*WHAT TO DO*
Go through the lines below. Copy those with "script".

_ _ _ _ _

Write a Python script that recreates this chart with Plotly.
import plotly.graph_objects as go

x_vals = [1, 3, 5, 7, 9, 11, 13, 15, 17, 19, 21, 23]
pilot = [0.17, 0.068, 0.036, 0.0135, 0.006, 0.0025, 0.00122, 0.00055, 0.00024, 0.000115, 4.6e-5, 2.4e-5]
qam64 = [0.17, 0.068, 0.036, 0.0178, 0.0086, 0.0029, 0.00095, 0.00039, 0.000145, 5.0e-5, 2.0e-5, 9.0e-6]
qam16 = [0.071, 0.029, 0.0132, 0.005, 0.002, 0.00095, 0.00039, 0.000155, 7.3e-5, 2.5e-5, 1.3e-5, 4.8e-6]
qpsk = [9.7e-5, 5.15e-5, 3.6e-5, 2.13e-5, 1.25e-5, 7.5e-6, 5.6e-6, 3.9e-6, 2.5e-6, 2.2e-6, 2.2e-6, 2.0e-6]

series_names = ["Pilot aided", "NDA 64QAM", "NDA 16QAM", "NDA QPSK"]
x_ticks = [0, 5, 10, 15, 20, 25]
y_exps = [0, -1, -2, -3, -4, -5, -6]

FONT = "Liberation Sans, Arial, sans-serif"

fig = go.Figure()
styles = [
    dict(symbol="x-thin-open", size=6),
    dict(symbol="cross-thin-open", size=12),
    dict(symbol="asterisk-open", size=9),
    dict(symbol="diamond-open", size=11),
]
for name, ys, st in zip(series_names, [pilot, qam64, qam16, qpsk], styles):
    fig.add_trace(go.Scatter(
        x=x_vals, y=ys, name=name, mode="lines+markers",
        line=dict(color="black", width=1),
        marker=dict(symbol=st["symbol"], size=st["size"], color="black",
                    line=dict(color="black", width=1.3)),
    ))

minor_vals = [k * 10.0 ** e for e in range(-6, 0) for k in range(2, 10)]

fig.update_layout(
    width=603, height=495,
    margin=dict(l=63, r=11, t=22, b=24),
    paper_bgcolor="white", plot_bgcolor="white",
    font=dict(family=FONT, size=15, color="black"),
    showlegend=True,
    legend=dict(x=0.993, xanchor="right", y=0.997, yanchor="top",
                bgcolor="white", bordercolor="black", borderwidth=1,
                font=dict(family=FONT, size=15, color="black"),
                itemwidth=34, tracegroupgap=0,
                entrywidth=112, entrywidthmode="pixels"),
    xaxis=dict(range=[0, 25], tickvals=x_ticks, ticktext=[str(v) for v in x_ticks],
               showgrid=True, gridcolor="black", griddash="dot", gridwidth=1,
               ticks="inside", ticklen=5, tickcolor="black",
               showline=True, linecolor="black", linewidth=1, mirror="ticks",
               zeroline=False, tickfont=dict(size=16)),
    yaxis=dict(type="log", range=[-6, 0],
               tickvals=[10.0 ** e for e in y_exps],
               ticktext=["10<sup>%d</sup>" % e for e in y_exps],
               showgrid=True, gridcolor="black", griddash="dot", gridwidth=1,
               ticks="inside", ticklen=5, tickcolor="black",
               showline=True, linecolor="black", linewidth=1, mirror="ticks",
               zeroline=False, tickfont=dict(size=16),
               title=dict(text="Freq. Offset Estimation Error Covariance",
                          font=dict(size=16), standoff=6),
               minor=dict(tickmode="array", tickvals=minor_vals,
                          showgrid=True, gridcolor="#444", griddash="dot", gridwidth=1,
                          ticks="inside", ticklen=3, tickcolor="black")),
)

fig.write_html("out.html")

_ _ _ _ _

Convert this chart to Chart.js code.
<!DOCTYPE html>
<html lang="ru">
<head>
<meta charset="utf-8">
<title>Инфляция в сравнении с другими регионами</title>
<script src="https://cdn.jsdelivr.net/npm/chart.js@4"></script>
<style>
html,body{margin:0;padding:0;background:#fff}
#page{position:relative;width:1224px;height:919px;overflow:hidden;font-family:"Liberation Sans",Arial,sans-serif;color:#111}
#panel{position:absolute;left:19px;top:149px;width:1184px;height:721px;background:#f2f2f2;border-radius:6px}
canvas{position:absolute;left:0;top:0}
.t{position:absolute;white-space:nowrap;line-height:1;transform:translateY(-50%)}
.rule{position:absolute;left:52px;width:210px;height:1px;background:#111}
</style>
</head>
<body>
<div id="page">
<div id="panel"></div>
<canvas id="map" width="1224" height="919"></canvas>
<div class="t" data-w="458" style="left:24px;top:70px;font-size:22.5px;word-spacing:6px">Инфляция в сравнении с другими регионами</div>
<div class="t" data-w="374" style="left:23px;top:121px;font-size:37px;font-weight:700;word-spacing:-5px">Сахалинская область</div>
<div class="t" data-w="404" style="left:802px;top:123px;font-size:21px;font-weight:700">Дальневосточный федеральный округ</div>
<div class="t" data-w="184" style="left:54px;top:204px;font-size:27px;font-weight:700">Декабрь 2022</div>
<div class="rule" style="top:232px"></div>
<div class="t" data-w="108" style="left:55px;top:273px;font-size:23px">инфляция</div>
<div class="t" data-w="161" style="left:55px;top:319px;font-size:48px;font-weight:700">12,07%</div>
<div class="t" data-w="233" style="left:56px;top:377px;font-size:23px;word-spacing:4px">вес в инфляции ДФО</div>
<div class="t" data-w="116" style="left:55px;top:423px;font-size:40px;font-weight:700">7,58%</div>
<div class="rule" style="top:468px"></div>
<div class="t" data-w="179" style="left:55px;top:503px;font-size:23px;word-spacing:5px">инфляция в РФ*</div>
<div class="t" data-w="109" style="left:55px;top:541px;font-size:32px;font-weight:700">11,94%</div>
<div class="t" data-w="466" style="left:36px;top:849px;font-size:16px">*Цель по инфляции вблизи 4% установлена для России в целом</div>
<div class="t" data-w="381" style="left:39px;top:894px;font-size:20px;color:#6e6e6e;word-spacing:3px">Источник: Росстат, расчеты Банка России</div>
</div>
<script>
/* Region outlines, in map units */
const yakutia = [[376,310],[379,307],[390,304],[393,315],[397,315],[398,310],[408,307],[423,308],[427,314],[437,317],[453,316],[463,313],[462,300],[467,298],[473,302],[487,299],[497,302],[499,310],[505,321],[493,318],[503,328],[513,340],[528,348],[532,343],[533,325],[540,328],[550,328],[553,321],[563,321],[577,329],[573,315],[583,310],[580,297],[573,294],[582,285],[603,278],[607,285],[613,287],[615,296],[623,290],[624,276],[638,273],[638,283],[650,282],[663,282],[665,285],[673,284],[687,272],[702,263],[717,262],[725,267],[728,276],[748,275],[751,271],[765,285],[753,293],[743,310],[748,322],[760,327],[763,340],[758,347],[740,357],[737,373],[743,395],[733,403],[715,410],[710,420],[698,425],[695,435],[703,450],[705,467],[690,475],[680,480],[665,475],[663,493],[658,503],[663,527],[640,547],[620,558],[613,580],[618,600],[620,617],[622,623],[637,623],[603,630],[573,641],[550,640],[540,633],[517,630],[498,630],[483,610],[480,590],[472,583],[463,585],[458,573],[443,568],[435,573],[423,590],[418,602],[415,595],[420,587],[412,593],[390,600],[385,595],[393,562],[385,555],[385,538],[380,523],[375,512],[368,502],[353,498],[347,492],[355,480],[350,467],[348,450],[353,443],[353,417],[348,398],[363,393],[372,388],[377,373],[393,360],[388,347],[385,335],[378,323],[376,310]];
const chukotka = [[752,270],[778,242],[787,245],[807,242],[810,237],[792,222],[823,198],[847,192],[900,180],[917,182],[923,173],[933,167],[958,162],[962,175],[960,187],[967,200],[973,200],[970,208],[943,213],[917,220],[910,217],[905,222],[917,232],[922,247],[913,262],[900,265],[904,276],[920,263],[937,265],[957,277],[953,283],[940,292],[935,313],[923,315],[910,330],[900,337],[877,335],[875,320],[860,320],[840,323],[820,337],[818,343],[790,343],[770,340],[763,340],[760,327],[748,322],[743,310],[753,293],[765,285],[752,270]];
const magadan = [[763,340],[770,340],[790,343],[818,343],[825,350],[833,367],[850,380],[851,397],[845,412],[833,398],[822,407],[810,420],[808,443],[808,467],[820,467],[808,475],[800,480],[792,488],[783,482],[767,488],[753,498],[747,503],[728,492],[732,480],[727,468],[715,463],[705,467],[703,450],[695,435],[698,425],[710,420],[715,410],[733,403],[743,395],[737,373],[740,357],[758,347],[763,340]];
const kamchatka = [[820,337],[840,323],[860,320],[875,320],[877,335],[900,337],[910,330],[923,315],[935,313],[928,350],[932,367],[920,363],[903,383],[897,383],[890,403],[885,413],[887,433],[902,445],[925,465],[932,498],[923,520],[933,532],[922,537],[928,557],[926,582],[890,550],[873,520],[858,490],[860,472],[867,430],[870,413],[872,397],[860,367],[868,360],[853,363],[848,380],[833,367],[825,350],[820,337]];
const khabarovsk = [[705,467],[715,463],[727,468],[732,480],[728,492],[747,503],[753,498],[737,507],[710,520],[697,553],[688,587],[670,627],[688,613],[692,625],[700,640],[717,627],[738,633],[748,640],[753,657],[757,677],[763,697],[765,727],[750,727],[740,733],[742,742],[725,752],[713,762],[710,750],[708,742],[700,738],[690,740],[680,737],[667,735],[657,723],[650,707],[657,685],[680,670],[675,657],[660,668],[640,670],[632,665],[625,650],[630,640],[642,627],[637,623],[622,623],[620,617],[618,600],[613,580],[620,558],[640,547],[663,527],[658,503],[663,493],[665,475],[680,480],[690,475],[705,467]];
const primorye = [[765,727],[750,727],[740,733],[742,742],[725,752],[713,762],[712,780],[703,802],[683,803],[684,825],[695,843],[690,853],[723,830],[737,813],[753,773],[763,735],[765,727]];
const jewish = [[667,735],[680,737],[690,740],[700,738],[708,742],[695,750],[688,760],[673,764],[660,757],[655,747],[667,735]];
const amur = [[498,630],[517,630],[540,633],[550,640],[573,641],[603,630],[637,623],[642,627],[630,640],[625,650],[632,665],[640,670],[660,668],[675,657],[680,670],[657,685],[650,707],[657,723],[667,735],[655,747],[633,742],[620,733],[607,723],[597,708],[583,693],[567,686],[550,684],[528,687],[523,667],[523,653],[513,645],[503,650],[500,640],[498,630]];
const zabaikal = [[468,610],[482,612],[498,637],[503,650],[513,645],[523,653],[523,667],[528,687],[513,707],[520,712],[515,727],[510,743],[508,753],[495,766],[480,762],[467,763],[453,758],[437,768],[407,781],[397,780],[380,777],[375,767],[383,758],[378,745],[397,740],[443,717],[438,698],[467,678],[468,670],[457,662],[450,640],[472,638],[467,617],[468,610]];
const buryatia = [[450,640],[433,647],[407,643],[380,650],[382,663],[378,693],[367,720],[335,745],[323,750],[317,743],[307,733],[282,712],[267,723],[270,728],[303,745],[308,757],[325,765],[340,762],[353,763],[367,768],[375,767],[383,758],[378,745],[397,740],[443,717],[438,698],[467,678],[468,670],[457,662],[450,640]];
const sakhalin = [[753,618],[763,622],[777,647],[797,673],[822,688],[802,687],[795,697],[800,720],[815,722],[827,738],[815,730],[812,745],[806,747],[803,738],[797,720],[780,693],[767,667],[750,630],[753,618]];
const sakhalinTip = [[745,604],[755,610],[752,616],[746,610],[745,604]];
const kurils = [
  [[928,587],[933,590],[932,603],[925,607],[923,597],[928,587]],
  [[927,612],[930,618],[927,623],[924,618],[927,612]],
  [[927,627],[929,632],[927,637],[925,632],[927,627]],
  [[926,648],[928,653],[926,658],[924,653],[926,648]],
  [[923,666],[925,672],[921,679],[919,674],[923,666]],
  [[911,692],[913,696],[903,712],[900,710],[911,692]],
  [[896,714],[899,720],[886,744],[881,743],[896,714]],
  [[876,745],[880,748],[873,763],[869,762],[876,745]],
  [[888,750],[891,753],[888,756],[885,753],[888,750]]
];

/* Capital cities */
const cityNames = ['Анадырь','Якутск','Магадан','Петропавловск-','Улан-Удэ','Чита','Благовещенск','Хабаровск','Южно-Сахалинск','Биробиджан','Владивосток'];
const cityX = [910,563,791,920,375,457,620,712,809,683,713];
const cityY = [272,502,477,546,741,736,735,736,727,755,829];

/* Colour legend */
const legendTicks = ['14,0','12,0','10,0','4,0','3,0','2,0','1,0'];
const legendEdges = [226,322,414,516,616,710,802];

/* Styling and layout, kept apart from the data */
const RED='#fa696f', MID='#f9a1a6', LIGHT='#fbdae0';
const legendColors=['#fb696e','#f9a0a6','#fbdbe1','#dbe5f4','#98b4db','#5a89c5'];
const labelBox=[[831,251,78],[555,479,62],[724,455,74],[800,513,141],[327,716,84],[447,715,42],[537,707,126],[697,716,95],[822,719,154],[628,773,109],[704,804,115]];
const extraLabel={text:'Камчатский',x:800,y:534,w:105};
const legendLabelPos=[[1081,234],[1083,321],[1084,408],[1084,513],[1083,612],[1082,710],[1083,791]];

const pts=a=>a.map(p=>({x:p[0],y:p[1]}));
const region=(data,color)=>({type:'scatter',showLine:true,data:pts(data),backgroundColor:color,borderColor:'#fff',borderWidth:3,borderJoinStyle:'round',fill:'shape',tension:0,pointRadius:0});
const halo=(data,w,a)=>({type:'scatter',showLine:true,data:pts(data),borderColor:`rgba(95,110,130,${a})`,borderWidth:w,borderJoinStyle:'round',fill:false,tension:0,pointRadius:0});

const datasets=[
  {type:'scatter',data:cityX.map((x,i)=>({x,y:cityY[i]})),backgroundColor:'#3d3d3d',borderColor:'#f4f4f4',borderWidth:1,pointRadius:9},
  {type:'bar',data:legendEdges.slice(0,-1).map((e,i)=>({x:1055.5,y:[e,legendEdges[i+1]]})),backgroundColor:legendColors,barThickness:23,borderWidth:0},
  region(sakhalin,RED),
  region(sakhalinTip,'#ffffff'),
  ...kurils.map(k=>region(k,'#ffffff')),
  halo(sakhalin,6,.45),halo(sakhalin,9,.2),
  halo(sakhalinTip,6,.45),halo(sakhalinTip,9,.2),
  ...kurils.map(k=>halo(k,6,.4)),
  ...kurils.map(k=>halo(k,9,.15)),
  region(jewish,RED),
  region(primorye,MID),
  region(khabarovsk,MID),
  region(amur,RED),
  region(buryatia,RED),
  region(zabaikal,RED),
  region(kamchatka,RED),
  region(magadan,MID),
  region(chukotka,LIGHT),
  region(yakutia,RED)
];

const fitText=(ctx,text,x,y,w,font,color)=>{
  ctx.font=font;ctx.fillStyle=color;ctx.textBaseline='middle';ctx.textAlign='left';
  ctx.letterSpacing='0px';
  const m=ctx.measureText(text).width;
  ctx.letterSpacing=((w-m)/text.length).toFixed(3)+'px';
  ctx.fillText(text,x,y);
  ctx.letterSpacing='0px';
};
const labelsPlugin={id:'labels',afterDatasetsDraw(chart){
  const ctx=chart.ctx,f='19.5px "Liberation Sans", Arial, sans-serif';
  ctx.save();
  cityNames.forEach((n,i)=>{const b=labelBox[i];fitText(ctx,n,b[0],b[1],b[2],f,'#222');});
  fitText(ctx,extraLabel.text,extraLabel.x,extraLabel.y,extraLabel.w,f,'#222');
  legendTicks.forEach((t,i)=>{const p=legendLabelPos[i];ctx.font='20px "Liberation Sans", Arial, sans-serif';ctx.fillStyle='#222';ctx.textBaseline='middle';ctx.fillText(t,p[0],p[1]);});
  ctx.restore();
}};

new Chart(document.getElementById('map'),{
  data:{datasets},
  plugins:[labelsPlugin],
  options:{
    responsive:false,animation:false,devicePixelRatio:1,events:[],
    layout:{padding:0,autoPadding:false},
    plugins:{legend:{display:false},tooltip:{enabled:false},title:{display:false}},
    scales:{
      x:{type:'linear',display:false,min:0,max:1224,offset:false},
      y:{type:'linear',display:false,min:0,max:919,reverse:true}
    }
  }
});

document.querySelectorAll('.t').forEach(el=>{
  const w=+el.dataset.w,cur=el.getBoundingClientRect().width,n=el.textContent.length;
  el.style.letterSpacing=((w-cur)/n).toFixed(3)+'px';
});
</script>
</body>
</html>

_ _ _ _ _

*ANSWER TO THIS PROBLEM*
Write a Python script that recreates this chart with Plotly.
<script src="https://cdn.jsdelivr.net/npm/chart.js@4"></script>
<script>
</script>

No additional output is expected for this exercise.